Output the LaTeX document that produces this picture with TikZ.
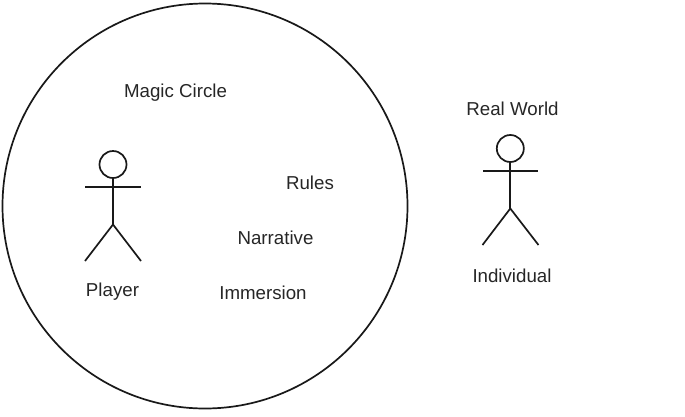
\documentclass[tikz,border=0pt]{standalone}
\usepackage{fontspec}
\setmainfont{Liberation Sans}
\definecolor{inktext}{gray}{0.15}
\tikzset{
  stick/.style={line width=1.7pt,color=black!90},
  head/.style={circle,draw,line width=1.7pt,color=black!90,minimum size=27,inner sep=0pt,outer sep=0pt},
  caption/.style={font=\fontsize{18.7}{21}\selectfont,inner sep=0pt,text=inktext}
}
\begin{document}
\begin{tikzpicture}[x=1pt,y=-1pt]
  \useasboundingbox (0,0) rectangle (685,416);
  % circle
  \node[circle,draw,line width=1.7pt,color=black!90,minimum size=405,inner sep=0pt,outer sep=0pt] (magic) at (205,206) {};
  \node[caption] (circlelabel) at (175.5,92.5) {Magic Circle};
  \node[caption] (rules) at (310,182.5) {Rules};
  \node[caption] (narrative) at (275.5,238) {Narrative};
  \node[caption] (immersion) at (263,293) {Immersion};
  % player
  \node[head] (phead) at (113,164.5) {};
  \coordinate (phip) at (113,224.5);
  \coordinate (parml) at (85,187.2);
  \coordinate (parmr) at (141,187.2);
  \coordinate (plegl) at (85,261);
  \coordinate (plegr) at (141,261);
  \draw[stick] (phead.south) -- (phip);
  \draw[stick] (parml) -- (parmr);
  \draw[stick] (plegl) -- (phip) -- (plegr);
  \node[caption] (player) at (112.5,292) {Player};
  % individual
  \node[caption] (world) at (512.5,109) {Real World};
  \node[head] (ihead) at (510.3,148.5) {};
  \coordinate (ihip) at (510.3,208.5);
  \coordinate (iarml) at (483,171);
  \coordinate (iarmr) at (538,171);
  \coordinate (ilegl) at (482.5,245);
  \coordinate (ilegr) at (538.5,245);
  \draw[stick] (ihead.south) -- (ihip);
  \draw[stick] (iarml) -- (iarmr);
  \draw[stick] (ilegl) -- (ihip) -- (ilegr);
  \node[caption] (individual) at (512,276) {Individual};
\end{tikzpicture}
\end{document}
════════
**TASK TO CARRY OUT**
Skip every picture and transcribe the data above exactly.

**RESULT OF THE TASK**
Output the LaTeX document that produces this picture with TikZ.
\documentclass[tikz,border=0pt]{standalone}
\usepackage{fontspec}
\setmainfont{Liberation Sans}
\definecolor{inktext}{gray}{0.15}
\tikzset{
  stick/.style={line width=1.7pt,color=black!90},
  head/.style={circle,draw,line width=1.7pt,color=black!90,minimum size=27,inner sep=0pt,outer sep=0pt},
  caption/.style={font=\fontsize{18.7}{21}\selectfont,inner sep=0pt,text=inktext}
}
\begin{document}
\begin{tikzpicture}[x=1pt,y=-1pt]
  \useasboundingbox (0,0) rectangle (685,416);
  % circle
  \node[circle,draw,line width=1.7pt,color=black!90,minimum size=405,inner sep=0pt,outer sep=0pt] (magic) at (205,206) {};
  \node[caption] (circlelabel) at (175.5,92.5) {Magic Circle};
  \node[caption] (rules) at (310,182.5) {Rules};
  \node[caption] (narrative) at (275.5,238) {Narrative};
  \node[caption] (immersion) at (263,293) {Immersion};
  % player
  \node[head] (phead) at (113,164.5) {};
  \coordinate (phip) at (113,224.5);
  \coordinate (parml) at (85,187.2);
  \coordinate (parmr) at (141,187.2);
  \coordinate (plegl) at (85,261);
  \coordinate (plegr) at (141,261);
  \draw[stick] (phead.south) -- (phip);
  \draw[stick] (parml) -- (parmr);
  \draw[stick] (plegl) -- (phip) -- (plegr);
  \node[caption] (player) at (112.5,292) {Player};
  % individual
  \node[caption] (world) at (512.5,109) {Real World};
  \node[head] (ihead) at (510.3,148.5) {};
  \coordinate (ihip) at (510.3,208.5);
  \coordinate (iarml) at (483,171);
  \coordinate (iarmr) at (538,171);
  \coordinate (ilegl) at (482.5,245);
  \coordinate (ilegr) at (538.5,245);
  \draw[stick] (ihead.south) -- (ihip);
  \draw[stick] (iarml) -- (iarmr);
  \draw[stick] (ilegl) -- (ihip) -- (ilegr);
  \node[caption] (individual) at (512,276) {Individual};
\end{tikzpicture}
\end{document}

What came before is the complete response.